§ 200.307 Program income.

(a) General. Non-Federal entities are encouraged to earn income to defray program costs where appropriate.

(b) Cost of generating program income. If authorized by Federal regulations or the Federal award, costs incidental to the generation of program income may be deducted from gross income to determine program income, provided these costs have not been charged to the Federal award.

(c) Governmental revenues. Taxes, special assessments, levies, fines, and other such revenues raised by a non-Federal entity are not program income unless the revenues are specifically identified in the Federal award or Federal awarding agency regulations as program income.

(d) Property. Proceeds from the sale of real property, equipment, or supplies are not program income; such proceeds will be handled in accordance with the requirements of the Property Standards §§ 200.311, 200.313, and 200.314, or as specifically identified in Federal statutes, regulations, or the terms and conditions of the Federal award.

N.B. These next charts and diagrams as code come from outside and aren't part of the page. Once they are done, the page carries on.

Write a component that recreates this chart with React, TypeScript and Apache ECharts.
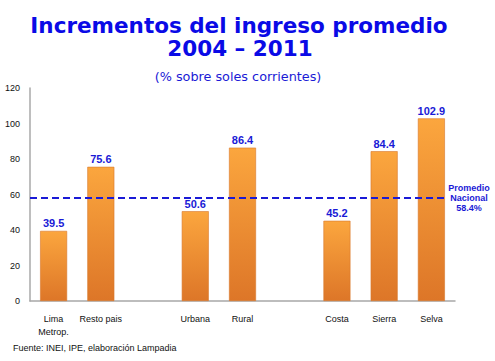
import React, { useEffect, useRef } from "react";
import * as echarts from "echarts";

const categories = ["Lima\nMetrop.", "Resto pais", "", "Urbana", "Rural", "", "Costa", "Sierra", "Selva"];
const values: (number | null)[] = [39.5, 75.6, null, 50.6, 86.4, null, 45.2, 84.4, 102.9];
const promedioNacional = 58.4;
const yTicks = [0, 20, 40, 60, 80, 100, 120];
const titleLine1 = "Incrementos del ingreso promedio";
const titleLine2 = "2004 – 2011";
const subtitle = "(% sobre soles corrientes)";
const source = "Fuente: INEI, IPE, elaboración Lampadia";

const BLUE = "#1A1AD6";
const FONT = "'Liberation Sans', Arial, sans-serif";
const TFONT = "'DejaVu Sans', Verdana, sans-serif";

export default function App() {
  const ref = useRef<HTMLDivElement>(null);
  useEffect(() => {
    document.body.style.margin = "0";
    if (!ref.current) return;
    const chart = echarts.init(ref.current, null, { renderer: "svg" });
    chart.setOption({
      animation: false,
      textStyle: { fontFamily: FONT },
      grid: { left: 30, right: 40, top: 88, height: 213, containLabel: false },
      xAxis: {
        type: "category",
        data: categories,
        axisLine: { lineStyle: { color: "#A8A8A8", width: 1.5 } },
        axisTick: { show: false },
        axisLabel: { color: "#111", fontSize: 9, margin: 11, lineHeight: 13, interval: 0, fontFamily: FONT },
      },
      yAxis: {
        type: "value",
        min: yTicks[0],
        max: yTicks[yTicks.length - 1],
        interval: 20,
        axisLine: { show: true, lineStyle: { color: "#A8A8A8", width: 1.5 } },
        axisTick: { show: false },
        splitLine: { show: false },
        axisLabel: { color: "#111", fontSize: 9, margin: 10, fontFamily: FONT },
      },
      series: [
        {
          type: "bar",
          data: values,
          barWidth: 27,
          itemStyle: {
            color: new echarts.graphic.LinearGradient(0, 0, 0, 1, [
              { offset: 0, color: "#FBA63E" },
              { offset: 1, color: "#DD7628" },
            ]),
            borderColor: "#D8782E",
            borderWidth: 0.6,
          },
          label: {
            show: true,
            position: "top",
            distance: 2,
            color: BLUE,
            fontWeight: "bold",
            fontSize: 11,
            fontFamily: FONT,
            formatter: (p: any) => p.value.toFixed(1),
          },
          markLine: {
            silent: true,
            symbol: "none",
            label: { show: false },
            lineStyle: { color: BLUE, type: [7, 4], width: 2 },
            data: [[{ x: 30, yAxis: promedioNacional }, { x: 444, yAxis: promedioNacional }]],
          },
        },
      ],
      graphic: [
        {
          type: "text",
          x: 239,
          y: 25,
          style: {
            text: titleLine1,
            textAlign: "center",
            textVerticalAlign: "middle",
            fill: "#0A0AE6",
            font: `bold 21.5px ${TFONT}`,
          },
        },
        {
          type: "text",
          x: 240,
          y: 48,
          style: {
            text: titleLine2,
            textAlign: "center",
            textVerticalAlign: "middle",
            fill: "#0A0AE6",
            font: `bold 21.5px ${TFONT}`,
          },
        },
        {
          type: "text",
          x: 238,
          y: 76,
          style: {
            text: subtitle,
            textAlign: "center",
            textVerticalAlign: "middle",
            fill: BLUE,
            font: `12.8px ${TFONT}`,
          },
        },
        {
          type: "text",
          x: 469,
          y: 198,
          style: {
            text: `Promedio\nNacional\n${promedioNacional}%`,
            textAlign: "center",
            textVerticalAlign: "middle",
            fill: BLUE,
            font: `bold 9px ${FONT}`,
            lineHeight: 10,
          },
        },
        {
          type: "text",
          x: 13,
          y: 348,
          style: {
            text: source,
            textAlign: "left",
            textVerticalAlign: "middle",
            fill: "#111",
            font: `9px ${FONT}`,
          },
        },
      ],
    });
    return () => chart.dispose();
  }, []);
  return <div ref={ref} style={{ width: 495, height: 361 }} />;
}
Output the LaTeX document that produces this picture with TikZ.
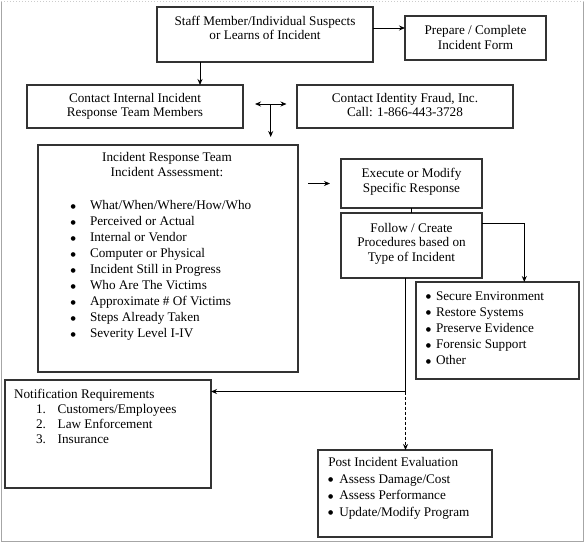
\documentclass[tikz,border=0pt]{standalone}
\usepackage{fontspec}
\setmainfont{Liberation Serif}
\newfontfamily\dvsans{DejaVu Sans}
\usetikzlibrary{arrows.meta}
\newcommand{\lns}[2]{\begin{tabular}[t]{@{}#1@{}}#2\end{tabular}}
\newcommand{\bul}[1]{\makebox[#1][l]{\raisebox{1.4pt}{\dvsans\fontsize{6}{6}\selectfont ●}}}
\begin{document}
\begin{tikzpicture}[x=1pt,y=-1pt,
  box/.style={draw=black!80, line width=1.1pt, inner sep=0pt, outer sep=0pt},
  tx/.style={inner sep=0pt, outer sep=0pt, font=\fontsize{13.2}{14.6}\selectfont},
  lst/.style={inner sep=0pt, outer sep=0pt, font=\fontsize{13.2}{16}\selectfont},
  conn/.style={line width=0.9pt, black},
  arr/.style={conn, -{Stealth[length=6pt,width=5pt]}},
  darr/.style={conn, {Stealth[length=6pt,width=5pt]}-{Stealth[length=6pt,width=5pt]}},
]
\useasboundingbox (0,0) rectangle (585,542);
% outer frame
\draw[gray!70, line width=1pt] (1,1) -- (1,541) -- (583.3,541) -- (583.3,1);
\draw[gray!40, dotted, line width=1pt] (1,1) -- (583.3,1);

% boxes
\node[box, minimum width=216pt, minimum height=55pt] (staff) at (265,34.5) {};
\node[box, minimum width=141pt, minimum height=44pt] (prepare) at (475.5,38) {};
\node[box, minimum width=216pt, minimum height=43pt] (internal) at (135,106.5) {};
\node[box, minimum width=216pt, minimum height=43pt] (identity) at (405,106.5) {};
\node[box, minimum width=260pt, minimum height=227pt] (irt) at (168,258.5) {};
\node[box, minimum width=141pt, minimum height=49pt] (exec) at (411.5,183.5) {};
\node[box, minimum width=141pt, minimum height=65pt] (follow) at (411.5,245.5) {};
\node[box, minimum width=163pt, minimum height=97pt] (secure) at (497.5,330.5) {};
\node[box, minimum width=206pt, minimum height=108pt] (notif) at (108,434) {};
\node[box, minimum width=174pt, minimum height=87pt] (post) at (405,493.5) {};

% texts
\node[tx, anchor=base] (staffT) at (265,25.2) {\lns{c}{Staff Member/Individual Suspects\\or Learns of Incident}};
\node[tx, anchor=base] (prepareT) at (475.5,34.5) {\lns{c}{Prepare / Complete\\Incident Form}};
\node[tx, anchor=base] (internalT) at (135,102) {\lns{c}{Contact Internal Incident\\Response Team Members}};
\node[tx, anchor=base] (identityT) at (405,102.2) {\lns{c}{Contact Identity Fraud, Inc.\\Call: 1-866-443-3728}};
\node[tx, font=\fontsize{13.2}{15}\selectfont, anchor=base] (irtT) at (167,161.8) {\lns{c}{Incident Response Team\\Incident Assessment:}};
\node[lst, anchor=base west] (irtL) at (70.5,209.5) {\lns{l}{%
\bul{19.5pt}What/When/Where/How/Who\\
\bul{19.5pt}Perceived or Actual\\
\bul{19.5pt}Internal or Vendor\\
\bul{19.5pt}Computer or Physical\\
\bul{19.5pt}Incident Still in Progress\\
\bul{19.5pt}Who Are The Victims\\
\bul{19.5pt}Approximate \# Of Victims\\
\bul{19.5pt}Steps Already Taken\\
\bul{19.5pt}Severity Level I-IV}};
\node[tx, font=\fontsize{13.2}{15.6}\selectfont, anchor=base] (execT) at (411.5,177.2) {\lns{c}{Execute or Modify\\Specific Response}};
\node[tx, anchor=base] (followT) at (411.5,232.2) {\lns{c}{Follow / Create\\Procedures based on\\Type of Incident}};
\node[lst, font=\fontsize{13.2}{16.1}\selectfont, anchor=base west] (secureL) at (425.8,300.2) {\lns{l}{%
\bul{10.2pt}Secure Environment\\
\bul{10.2pt}Restore Systems\\
\bul{10.2pt}Preserve Evidence\\
\bul{10.2pt}Forensic Support\\
\bul{10.2pt}Other}};
\node[tx, font=\fontsize{13.2}{15}\selectfont, anchor=base west] (notifT) at (14,398.5) {\lns{l}{%
Notification Requirements\\
\makebox[22pt][l]{}\makebox[21.7pt][l]{1.}Customers/Employees\\
\makebox[22pt][l]{}\makebox[21.7pt][l]{2.}Law Enforcement\\
\makebox[22pt][l]{}\makebox[21.7pt][l]{3.}Insurance}};
\node[tx, font=\fontsize{13.2}{16.5}\selectfont, anchor=base west] (postT) at (328,466.8) {\lns{l}{%
\hspace{0.3pt}Post Incident Evaluation\\
\bul{11.3pt}Assess Damage/Cost\\
\bul{11.3pt}Assess Performance\\
\bul{11.3pt}Update/Modify Program}};

% helper coordinates
\coordinate (yA) at (0,28);
\coordinate (xA) at (200,0);
\coordinate (dL) at (255,104);
\coordinate (dM) at (270.7,104);
\coordinate (dR) at (286.5,104);
\coordinate (dB) at (270.7,137);
\coordinate (yC) at (0,223.3);
\coordinate (xC) at (524.3,0);
\coordinate (xD) at (405.5,0);
\coordinate (yD) at (0,391.5);

% connectors
\draw[arr] (staff.east |- yA) -- (prepare.west |- yA);
\draw[arr] (staff.south -| xA) -- (internal.north -| xA);
\draw[darr] (dL) -- (dR);
\draw[arr] (dM) -- (dB);
\draw[arr] ([xshift=10pt]irt.east |- exec.west) -- ([xshift=-11pt]exec.west);
\draw[conn] (exec.south) -- (follow.north);
\draw[arr] (follow.east |- yC) -| (secure.north -| xC);
\draw[arr] (follow.south -| xD) |- (notif.east |- yD);
\draw[arr, dash pattern=on 3pt off 2pt] (xD |- yD) -- (post.north -| xD);
\end{tikzpicture}
\end{document}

(e) Use of program income. If the Federal awarding agency does not specify in its regulations or the terms and conditions of the Federal award, or give prior approval for how program income is to be used, paragraph (e)(1) of this section must apply. For Federal awards made to IHEs and nonprofit research institutions, if the Federal awarding agency does not specify in its regulations or the terms and conditions of the Federal award how program income is to be used, paragraph (e)(2) of this section must apply. In specifying alternatives to paragraphs (e)(1) and (2) of this section, the Federal awarding agency may distinguish between income earned by the recipient and income earned by subrecipients and between the sources, kinds, or amounts of income. When the Federal awarding agency authorizes the approaches in paragraphs (e)(2) and (3) of this section, program income in excess of any amounts specified must also be deducted from expenditures.

(1) Deduction. Ordinarily program income must be deducted from total allowable costs to determine the net allowable costs. Program income must be used for current costs unless the Federal awarding agency authorizes otherwise. Program income that the non-Federal entity did not anticipate at the time of the Federal award must be used to reduce the Federal award and non-Federal entity contributions rather than to increase the funds committed to the project.

(2) Addition. With prior approval of the Federal awarding agency (except for IHEs and nonprofit research institutions, as described in this paragraph (e)) program income may be added to the Federal award by the Federal agency and the non-Federal entity. The program income must be used for the purposes and under the conditions of the Federal award.

(3) Cost sharing or matching. With prior approval of the Federal awarding agency, program income may be used to meet the cost sharing or matching requirement of the Federal award. The amount of the Federal award remains the same.

(f) Income after the period of performance. There are no Federal requirements governing the disposition of income earned after the end of the period of performance for the Federal award, unless the Federal awarding agency regulations or the terms and conditions of the Federal award provide otherwise. The Federal awarding agency may negotiate agreements with recipients regarding appropriate uses of income earned after the period of performance as part of the grant closeout process. See also § 200.344.

(g) License fees and royalties. Unless the Federal statute, regulations, or terms and conditions for the Federal award provide otherwise, the non-Federal entity is not accountable to the Federal awarding agency with respect to program income earned from license fees and royalties for copyrighted material, patents, patent applications, trademarks, and inventions made under a Federal award to which 37 CFR part 401 is applicable.